**Source material**
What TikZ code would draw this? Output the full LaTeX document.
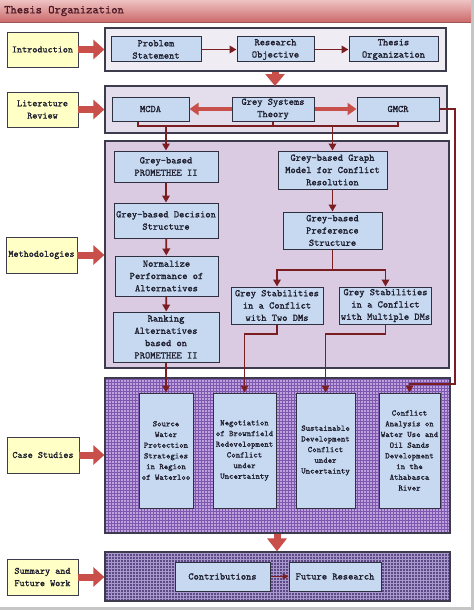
\documentclass[tikz,border=0pt]{standalone}
\usepackage{fontspec}
\usetikzlibrary{arrows.meta,patterns}
\newfontfamily\monof[Extension=.otf, RawFeature={embolden=1.2}]{lmmono10-regular}
\definecolor{lblfill}{HTML}{FFFFC6}
\definecolor{boxfill}{HTML}{C6D9F1}
\definecolor{boxline}{HTML}{2E3040}
\definecolor{panline}{HTML}{3C3C4C}
\definecolor{connred}{HTML}{7A1E22}
\definecolor{fatred}{HTML}{C9504A}
\definecolor{introfill}{HTML}{EFECF3}
\definecolor{litfill}{HTML}{E4DEEC}
\definecolor{methfill}{HTML}{DACBE2}
\definecolor{casefill}{HTML}{BDA2DE}
\definecolor{casegrid}{HTML}{7E58AE}
\definecolor{sumfill}{HTML}{5C4A86}
\definecolor{sumgrid}{HTML}{A898CC}
\definecolor{titletop}{HTML}{EEC2C2}
\definecolor{titlebot}{HTML}{CC6A6A}
\definecolor{txt}{HTML}{1E1E2E}
\tikzset{
  lbl/.style={draw=panline, fill=lblfill, line width=0.9pt, inner sep=1pt,
    align=center, text=txt, font=\monof\fontsize{9.7}{12.3}\selectfont},
  bbox/.style={draw=boxline, fill=boxfill, line width=1pt, inner sep=1pt,
    align=center, text=txt, font=\monof\fontsize{10}{12.3}\selectfont},
  cbox/.style={bbox, font=\monof\fontsize{8.4}{10.7}\selectfont,
    minimum height=115pt},
  panel/.style={draw=panline, line width=1.2pt, inner sep=0pt},
  conn/.style={draw=connred, line width=1.8pt},
  conna/.style={conn, -{Triangle[length=7pt,width=7.5pt]}},
  fatarrow/.style={draw=fatred, line width=7pt, -{Triangle[length=11pt,width=19pt]}},
  medarrow/.style={draw=fatred, line width=4pt, -{Triangle[length=9pt,width=12pt]}}
}
\begin{document}
\begin{tikzpicture}[x=1pt,y=-1pt]
\useasboundingbox (0,0) rectangle (474,610);
\fill[white] (0,0) rectangle (474,610);
% frame
\fill[gray!45] (471,0) rectangle (474,610);
\fill[gray!45] (0,607) rectangle (474,610);
% title bar
\shade[top color=titletop, bottom color=titlebot] (0,0) rectangle (471,22);
\draw[titlebot!80!black, line width=0.6pt] (0,22) -- (471,22);
\node[anchor=west, inner sep=0pt, text=txt!80!red,
  font=\monof\fontsize{12}{14}\selectfont] (title) at (4,11) {Thesis Organization};

% panels
\node[panel, fill=introfill, minimum width=341pt, minimum height=43pt] (ip) at (275.5,49.5) {};
\node[panel, fill=litfill, minimum width=342pt, minimum height=47pt] (lp) at (276,109.5) {};
\node[panel, fill=methfill, minimum width=344pt, minimum height=227pt] (mp) at (277,254.5) {};
\node[panel, preaction={fill=casefill}, pattern=grid, pattern color=casegrid,
  minimum width=345pt, minimum height=155pt] (cp) at (277.5,455.5) {};
\node[panel, preaction={fill=sumfill}, pattern=grid, pattern color=sumgrid,
  minimum width=345pt, minimum height=49pt] (sp) at (277.5,576.5) {};

% labels
\node[lbl, minimum width=71pt, minimum height=35pt] (lintro) at (42.5,49.5) {Introduction};
\node[lbl, minimum width=71pt, minimum height=35pt] (llit) at (42.5,109.5) {Literature\\Review};
\node[lbl, minimum width=71pt, minimum height=36pt] (lmeth) at (41.5,255) {Methodologies};
\node[lbl, minimum width=72pt, minimum height=36pt] (lcase) at (43,455) {Case Studies};
\node[lbl, minimum width=71pt, minimum height=36pt] (lsum) at (42.5,577) {Summary and\\Future Work};

\draw[fatarrow] (lintro.east) -- (ip.west |- lintro.east);
\draw[fatarrow] (llit.east) -- (lp.west |- llit.east);
\draw[fatarrow] (lmeth.east) -- (mp.west |- lmeth.east);
\draw[fatarrow] (lcase.east) -- (cp.west |- lcase.east);
\draw[fatarrow] (lsum.east) -- (sp.west |- lsum.east);

% introduction boxes
\node[bbox, minimum width=90pt, minimum height=25pt] (ps) at (156,49.5) {Problem\\Statement};
\node[bbox, minimum width=77pt, minimum height=25pt] (ro) at (275.5,49.5) {Research\\Objective};
\node[bbox, minimum width=89pt, minimum height=25pt] (to) at (393.5,49.5) {Thesis\\Organization};
\draw[conna] (ps) -- (ro);
\draw[conna] (ro) -- (to);

% literature boxes
\node[bbox, minimum width=77pt, minimum height=24pt] (mcda) at (150.5,109) {MCDA};
\node[bbox, minimum width=82pt, minimum height=24pt] (gst) at (273,109) {Grey Systems\\Theory};
\node[bbox, minimum width=82pt, minimum height=24pt] (gmcr) at (398,109) {GMCR};
\draw[medarrow] (gst.west) -- (mcda.east);
\draw[medarrow] (gst.east) -- (gmcr.west);

% between panels
\coordinate (ipb) at (275,71);
\coordinate (lpt) at (275,86);
\draw[fatarrow, -{Triangle[length=12pt,width=19pt]}] (ip.south -| ipb) -- (lpt);
\draw[fatarrow, -{Triangle[length=13pt,width=19pt]}] (cp.south -| 277,0) -- (sp.north -| 277,0);

% methodology boxes
\node[bbox, minimum width=104pt, minimum height=31pt] (prom) at (166,166.5) {Grey-based\\PROMETHEE II};
\node[bbox, minimum width=104pt, minimum height=35pt] (dec) at (166,220.5) {Grey-based Decision\\Structure};
\node[bbox, minimum width=103pt, minimum height=40pt] (norm) at (166.5,276) {Normalize\\Performance of\\Alternatives};
\node[bbox, minimum width=106pt, minimum height=50pt] (rank) at (166,337) {Ranking\\Alternatives\\based on\\PROMETHEE II};
\node[bbox, minimum width=109pt, minimum height=38pt] (gm) at (332.5,170) {Grey-based Graph\\Model for Conflict\\Resolution};
\node[bbox, minimum width=99pt, minimum height=37pt] (pref) at (332.5,230.5) {Grey-based\\Preference\\Structure};
\node[bbox, minimum width=92pt, minimum height=37pt] (two) at (277,305.5) {Grey Stabilities\\in a Conflict\\with Two DMs};
\node[bbox, minimum width=91pt, minimum height=37pt] (mult) at (385.5,305.5) {Grey Stabilities\\in a Conflict\\with Multiple DMs};

% case boxes
\node[cbox, minimum width=54pt] (sw) at (166,450.5) {Source\\Water\\Protection\\Strategies\\in Region\\of Waterloo};
\node[cbox, minimum width=63pt] (neg) at (244.5,450.5) {Negotiation\\of Brownfield\\Redevelopment\\Conflict\\under\\Uncertainty};
\node[cbox, minimum width=59pt] (sus) at (325.5,450.5) {Sustainable\\Development\\Conflict\\under\\Uncertainty};
\node[cbox, minimum width=61pt] (con) at (409.5,450.5) {Conflict\\Analysis on\\Water Use and\\Oil Sands\\Development\\in the\\Athabasca\\River};

% summary boxes
\node[bbox, minimum width=95pt, minimum height=29pt] (contr) at (222.5,576.5) {Contributions};
\node[bbox, minimum width=92pt, minimum height=29pt] (fut) at (335,576.5) {Future Research};
\draw[conna, -{Triangle[length=6pt,width=6pt]}] (contr) -- (fut);

% bus from literature to methodologies
\coordinate (busL) at (138,126);
\coordinate (busR) at (398,126);
\draw[conn] (mcda.south -| busL) -- (busL) -- (busR) -- (gmcr.south);
\draw[conn] (gst.south) -- (gst.south |- busL);
\draw[conna] (prom.north |- busL) -- (prom.north);
\draw[conna] (gm.north |- busL) -- (gm.north);

% methodology arrows
\draw[conna] (prom) -- (dec);
\draw[conna] (dec) -- (norm);
\draw[conna] (norm) -- (rank);
\draw[conna] (gm) -- (pref);
\coordinate (split) at (332.5,270);
\draw[conn] (pref.south) -- (pref.south |- split);
\draw[conna] (pref.south |- split) -| (two.north);
\draw[conna] (pref.south |- split) -| (mult.north);

% methodology to cases
\coordinate (kk) at (0,334);
\draw[conna] (rank.south) -- (sw.north);
\draw[conna] (two.south) -- (two.south |- kk) -| (neg.north);
\draw[conna] (mult.south) -- (mult.south |- kk) -| (sus.north);
\coordinate (rr) at (455,384);
\draw[conna] (gmcr.east) -| (rr) -| (con.north);
\end{tikzpicture}
\end{document}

**Short problem**
From the top of the listing above, repeat each line exactly until you reach the line containing "(title) at (4,11)", and repeat that one too. Leave the pictures out.

**Task result**
What TikZ code would draw this? Output the full LaTeX document.
\documentclass[tikz,border=0pt]{standalone}
\usepackage{fontspec}
\usetikzlibrary{arrows.meta,patterns}
\newfontfamily\monof[Extension=.otf, RawFeature={embolden=1.2}]{lmmono10-regular}
\definecolor{lblfill}{HTML}{FFFFC6}
\definecolor{boxfill}{HTML}{C6D9F1}
\definecolor{boxline}{HTML}{2E3040}
\definecolor{panline}{HTML}{3C3C4C}
\definecolor{connred}{HTML}{7A1E22}
\definecolor{fatred}{HTML}{C9504A}
\definecolor{introfill}{HTML}{EFECF3}
\definecolor{litfill}{HTML}{E4DEEC}
\definecolor{methfill}{HTML}{DACBE2}
\definecolor{casefill}{HTML}{BDA2DE}
\definecolor{casegrid}{HTML}{7E58AE}
\definecolor{sumfill}{HTML}{5C4A86}
\definecolor{sumgrid}{HTML}{A898CC}
\definecolor{titletop}{HTML}{EEC2C2}
\definecolor{titlebot}{HTML}{CC6A6A}
\definecolor{txt}{HTML}{1E1E2E}
\tikzset{
  lbl/.style={draw=panline, fill=lblfill, line width=0.9pt, inner sep=1pt,
    align=center, text=txt, font=\monof\fontsize{9.7}{12.3}\selectfont},
  bbox/.style={draw=boxline, fill=boxfill, line width=1pt, inner sep=1pt,
    align=center, text=txt, font=\monof\fontsize{10}{12.3}\selectfont},
  cbox/.style={bbox, font=\monof\fontsize{8.4}{10.7}\selectfont,
    minimum height=115pt},
  panel/.style={draw=panline, line width=1.2pt, inner sep=0pt},
  conn/.style={draw=connred, line width=1.8pt},
  conna/.style={conn, -{Triangle[length=7pt,width=7.5pt]}},
  fatarrow/.style={draw=fatred, line width=7pt, -{Triangle[length=11pt,width=19pt]}},
  medarrow/.style={draw=fatred, line width=4pt, -{Triangle[length=9pt,width=12pt]}}
}
\begin{document}
\begin{tikzpicture}[x=1pt,y=-1pt]
\useasboundingbox (0,0) rectangle (474,610);
\fill[white] (0,0) rectangle (474,610);
% frame
\fill[gray!45] (471,0) rectangle (474,610);
\fill[gray!45] (0,607) rectangle (474,610);
% title bar
\shade[top color=titletop, bottom color=titlebot] (0,0) rectangle (471,22);
\draw[titlebot!80!black, line width=0.6pt] (0,22) -- (471,22);
\node[anchor=west, inner sep=0pt, text=txt!80!red,
  font=\monof\fontsize{12}{14}\selectfont] (title) at (4,11) {Thesis Organization};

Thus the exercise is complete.